- Born: 21 May 1928 Baku, Azerbaijan SSR, Transcaucasian SFSR, Soviet Union
- Died: 31 August 2021 (aged 93) Nikolina Gora, Moscow, Russia
- Spouse: Nikolai Slichenko

= Tamilla Agamirova =

Russian actress (1928–2021)

Tamilla Sujaevna Agamirova (Russian: Тамилла Суджаевна Агамирова, 21 May 1928 – 31 August 2021) was a Soviet and Azerbaijani film and theatre actress, and the wife of the chief director of the Romen Theatre, Nikolai Slichenko.

== Biography ==
Agamirova was born in Baku in the Azerbaijan Soviet Socialist Republic in 1928 and graduated from the Baku Theater Institute, now known as the Azerbaijan State University of Culture and Arts, in 1951. Since 1952, she performed in the Romen Theater in more than 50 different roles in Russian and foreign performances.

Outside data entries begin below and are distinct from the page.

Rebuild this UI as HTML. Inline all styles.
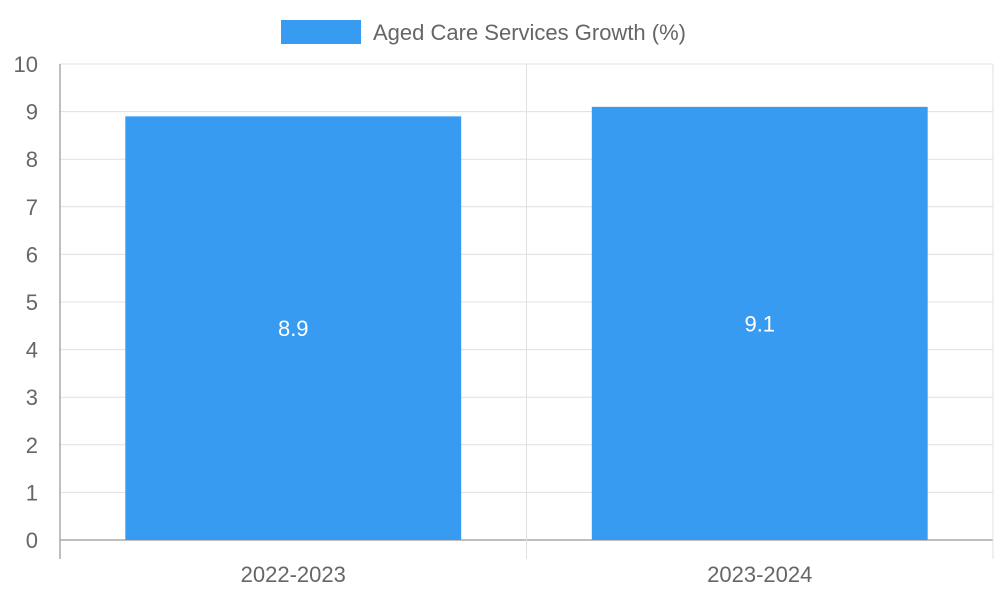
<!DOCTYPE html>
<html><head><meta charset="utf-8"><style>
body{margin:0;background:#fff;font-family:"Liberation Sans",sans-serif}
</style></head><body>
<svg id="chart" width="1000" height="600" xmlns="http://www.w3.org/2000/svg"></svg>
<script>
const categories=["2022-2023","2023-2024"];
const values=[8.9,9.1];
const yTicks=[0,1,2,3,4,5,6,7,8,9,10];
const seriesName="Aged Care Services Growth (%)";
const svg=document.getElementById('chart');
const NS="http://www.w3.org/2000/svg";
const L=60,R=993,T=64,B=540,yMax=10;
const y=v=>B-(v/yMax)*(B-T);
const cw=(R-L)/categories.length;
const x=i=>L+cw*i;
function mk(tag,attrs,text){const e=document.createElementNS(NS,tag);for(const k in attrs)e.setAttribute(k,attrs[k]);if(text!==undefined)e.textContent=text;svg.appendChild(e);return e;}
// legend
let e=mk('rect',{x:281,y:20,width:80,height:24,fill:'#379cf1'});


e=mk('text',{x:373,y:40,'font-size':22,fill:'#666'},seriesName);


// horizontal grid + y labels
yTicks.forEach(t=>{
 e=mk('line',{x1:L-0,x2:R,y1:y(t),y2:y(t),stroke:t===0?'#aaa':'#e0e0e0','stroke-width':t===0?1.5:1});
 
 
 e=mk('text',{x:38,y:y(t)+8,'font-size':22,fill:'#666','text-anchor':'end'},String(t));
 
 
});
// vertical grid
for(let i=0;i<=categories.length;i++){
 e=mk('line',{x1:x(i),x2:x(i),y1:T,y2:B+19,stroke:i===0?'#aaa':'#e0e0e0','stroke-width':i===0?1.5:1});
 
 
}
// bars
const bw=cw*0.72;
categories.forEach((c,i)=>{
 const cx=x(i)+cw/2;
 e=mk('rect',{x:cx-bw/2,y:y(values[i]),width:bw,height:B-y(values[i]),fill:'#379cf1'});
 
 
 e=mk('text',{x:cx,y:(y(values[i])+B)/2+8,'font-size':22,fill:'#fff','text-anchor':'middle'},String(values[i]));
 
 
 e=mk('text',{x:cx,y:582,'font-size':22,fill:'#666','text-anchor':'middle'},c);
 
 
});
</script>
</body></html>
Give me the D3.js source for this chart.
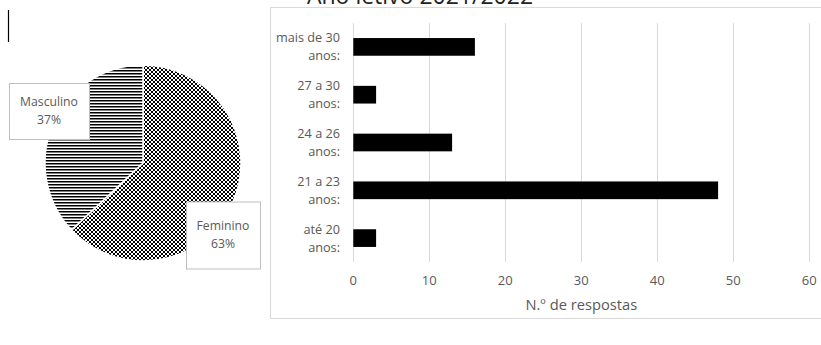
<!DOCTYPE html>
<html>
<head>
<meta charset="utf-8">
<script src="https://cdn.jsdelivr.net/npm/d3@7"></script>
<style>
  html, body { margin: 0; padding: 0; background: #fff; }
  svg { display: block; font-family: "Open Sans", "Noto Sans", sans-serif; }
</style>
</head>
<body>
<svg id="chart" width="821" height="345"></svg>
<script>
// Gender split of respondents (percent)
const genders = ["Feminino", "Masculino"];
const genderShares = [63, 37];

// Age groups, top to bottom, and number of answers
const ageGroups = ["mais de 30 anos:", "27 a 30 anos:", "24 a 26 anos:", "21 a 23 anos:", "até 20 anos:"];
const ageCounts = [16, 3, 13, 48, 3];

// Horizontal axis ticks
const xTicks = [0, 10, 20, 30, 40, 50, 60];

const title = "Ano letivo 2021/2022";
const xAxisTitle = "N.º de respostas";

const svg = d3.select("#chart");
const textGrey = "#595959";
const gridGrey = "#d9d9d9";

// ---- fill patterns for the pie slices ----
const defs = svg.append("defs");
const cell = 2;
const checker = defs.append("pattern")
  .attr("id", "checker").attr("patternUnits", "userSpaceOnUse")
  .attr("width", cell * 2).attr("height", cell * 2);
checker.append("rect").attr("width", cell * 2).attr("height", cell * 2).attr("fill", "#fff");
checker.append("rect").attr("x", 0).attr("y", 0).attr("width", cell).attr("height", cell)
  .attr("fill", "#000").attr("shape-rendering", "crispEdges");
checker.append("rect").attr("x", cell).attr("y", cell).attr("width", cell).attr("height", cell)
  .attr("fill", "#000").attr("shape-rendering", "crispEdges");

const stripes = defs.append("pattern")
  .attr("id", "stripes").attr("patternUnits", "userSpaceOnUse")
  .attr("width", 4).attr("height", 3);
stripes.append("rect").attr("width", 4).attr("height", 3).attr("fill", "#fff");
stripes.append("rect").attr("x", 0).attr("y", 0).attr("width", 4).attr("height", 1.5).attr("fill", "#000");

const fills = { "Feminino": "url(#checker)", "Masculino": "url(#stripes)" };

// small vertical mark at top-left
svg.append("line")
  .attr("x1", 8.5).attr("x2", 8.5).attr("y1", 10).attr("y2", 42)
  .attr("stroke", "#000").attr("stroke-width", 1.2);

// ---- pie ----
const pieCx = 143, pieCy = 163, pieR = 98;
const pieData = genders.map((g, i) => ({ name: g, value: genderShares[i] }));
const pie = d3.pie().sort(null).value(d => d.value);
const arc = d3.arc().innerRadius(0).outerRadius(pieR);
const arcs = pie(pieData);

const pieG = svg.append("g").attr("transform", `translate(${pieCx},${pieCy})`);
pieG.selectAll("path.slice")
  .data(arcs)
  .join("path")
  .attr("class", "slice")
  .attr("d", arc)
  .attr("fill", d => fills[d.data.name])
  .attr("stroke", "#fff")
  .attr("stroke-width", 1.5);

// data label boxes beside the pie
const labelBoxes = {
  "Masculino": { cx: -94, cy: -52, w: 80, h: 56 },
  "Feminino": { cx: 80, cy: 72, w: 74, h: 67 }
};
arcs.forEach(d => {
  const b = labelBoxes[d.data.name];
  const g = pieG.append("g").attr("transform", `translate(${b.cx},${b.cy})`);
  g.append("rect")
    .attr("x", -b.w / 2 + 0.5).attr("y", -b.h / 2 + 0.5)
    .attr("width", b.w).attr("height", b.h)
    .attr("fill", "#fff").attr("stroke", "#bfbfbf").attr("stroke-width", 1);
  g.append("text")
    .attr("text-anchor", "middle").attr("y", -5)
    .attr("font-size", 12.2).attr("fill", textGrey)
    .text(d.data.name);
  g.append("text")
    .attr("text-anchor", "middle").attr("y", 13)
    .attr("font-size", 12.2).attr("fill", textGrey)
    .text(d3.format(".0f")(d.data.value) + "%");
});

// ---- bar chart ----
// chart frame
svg.append("rect")
  .attr("x", 270.5).attr("y", 7.5).attr("width", 600).attr("height", 311)
  .attr("fill", "none").attr("stroke", gridGrey).attr("stroke-width", 1);

// title (partly above the top edge)
svg.append("text")
  .attr("x", 420).attr("y", 4)
  .attr("text-anchor", "middle")
  .attr("font-size", 23).attr("fill", "#222")
  .text(title);

const plotTop = 23, plotBottom = 262;
const x = d3.scaleLinear().domain([0, 60]).range([353.3, 809.3]);
const y = d3.scaleBand().domain(ageGroups).range([plotTop, plotBottom])
  .paddingInner(0.63).paddingOuter(0.315);

// vertical gridlines
svg.append("g").selectAll("line")
  .data(xTicks)
  .join("line")
  .attr("x1", d => Math.round(x(d)) + 0.5).attr("x2", d => Math.round(x(d)) + 0.5)
  .attr("y1", plotTop).attr("y2", plotBottom)
  .attr("stroke", gridGrey).attr("stroke-width", 1);

// tick labels
svg.append("g").selectAll("text")
  .data(xTicks)
  .join("text")
  .attr("x", d => x(d)).attr("y", 284.5)
  .attr("text-anchor", "middle")
  .attr("font-size", 13).attr("fill", textGrey)
  .text(d => d);

// axis title
svg.append("text")
  .attr("x", (x(0) + x(60)) / 2).attr("y", 310)
  .attr("text-anchor", "middle")
  .attr("font-size", 14.7).attr("fill", textGrey)
  .text(xAxisTitle);

// bars
svg.append("g").selectAll("rect")
  .data(ageGroups.map((c, i) => ({ c, v: ageCounts[i] })))
  .join("rect")
  .attr("x", x(0)).attr("y", d => y(d.c))
  .attr("width", d => x(d.v) - x(0)).attr("height", y.bandwidth())
  .attr("fill", "#000");

// category labels, split over two lines
const catG = svg.append("g").selectAll("text")
  .data(ageGroups)
  .join("text")
  .attr("text-anchor", "end")
  .attr("font-size", 12.7).attr("fill", textGrey)
  .attr("transform", d => `translate(340,${y(d) + y.bandwidth() / 2})`);
catG.each(function (d) {
  const words = d.split(" ");
  const first = words.slice(0, -1).join(" ");
  const second = words[words.length - 1];
  const t = d3.select(this);
  t.append("tspan").attr("x", 0).attr("y", -4.5).text(first);
  t.append("tspan").attr("x", 0).attr("y", 13.5).text(second);
});
</script>
</body>
</html>
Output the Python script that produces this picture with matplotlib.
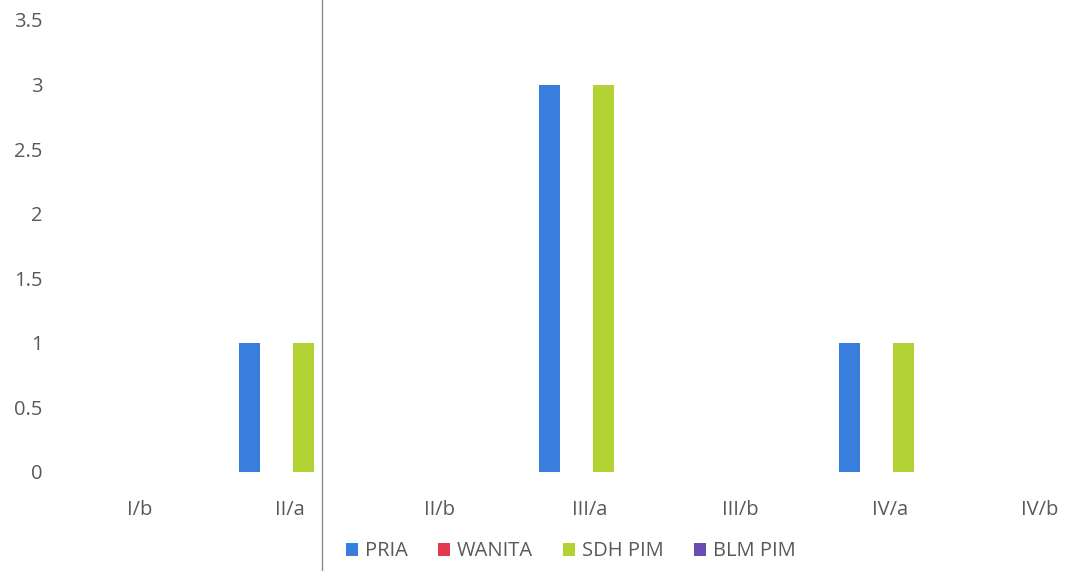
import numpy as np
import matplotlib.pyplot as plt
from matplotlib.lines import Line2D

plt.rcParams['font.family'] = ['Open Sans', 'DejaVu Sans']

categories = ["I/b", "II/a", "II/b", "III/a", "III/b", "IV/a", "IV/b"]
series_names = ["PRIA", "WANITA", "SDH PIM", "BLM PIM"]
pria = [0, 1, 0, 3, 0, 1, 0]
wanita = [0, 0, 0, 0, 0, 0, 0]
sdh_pim = [0, 1, 0, 3, 0, 1, 0]
blm_pim = [0, 0, 0, 0, 0, 0, 0]
colors = ["#3A7EDD", "#E23A4C", "#B3D234", "#6A4DB0"]

fig = plt.figure(figsize=(10.67, 5.71), dpi=100)
ax = fig.add_axes([0.0609, 0.1734, 0.984, 0.7916])

x = np.arange(len(categories))
slot = 0.18
width = 0.14
for i, (name, vals) in enumerate(zip(series_names, [pria, wanita, sdh_pim, blm_pim])):
    ax.bar(x + (i - 1.5) * slot, vals, width, color=colors[i], label=name)

ax.set_xlim(-0.5, 6.5)
ax.set_ylim(0, 3.5)
ax.set_yticks(np.arange(0, 3.51, 0.5))
ax.set_yticklabels(["0", "0.5", "1", "1.5", "2", "2.5", "3", "3.5"])
ax.set_xticks(x)
ax.set_xticklabels(categories)
ax.tick_params(length=0, labelsize=14.5, colors="#595959")
ax.tick_params(axis="y", pad=16)
ax.tick_params(axis="x", pad=20)
for s in ax.spines.values():
    s.set_visible(False)

# scan line
fig.add_artist(Line2D([322 / 1067, 322 / 1067], [0, 1], color="#8a8a8a", lw=1))

fig.legend(loc="lower center", bbox_to_anchor=(0.535, -0.015), ncol=4, frameon=False,
           fontsize=14.5, handlelength=0.6, handleheight=0.6, columnspacing=1.5,
           handletextpad=0.35, labelcolor="#595959")

fig.savefig("out.png", dpi=100)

Her first role on stage at the Romen was in the play Stubborn Hearts, for which she was nominated for the Stalin Prize. Agamirova died on 31 August 2021 at the age of 93.

== Awards and honours ==
In 2019, she was awarded the Order of Honor for "a great contribution to the development of national culture and art".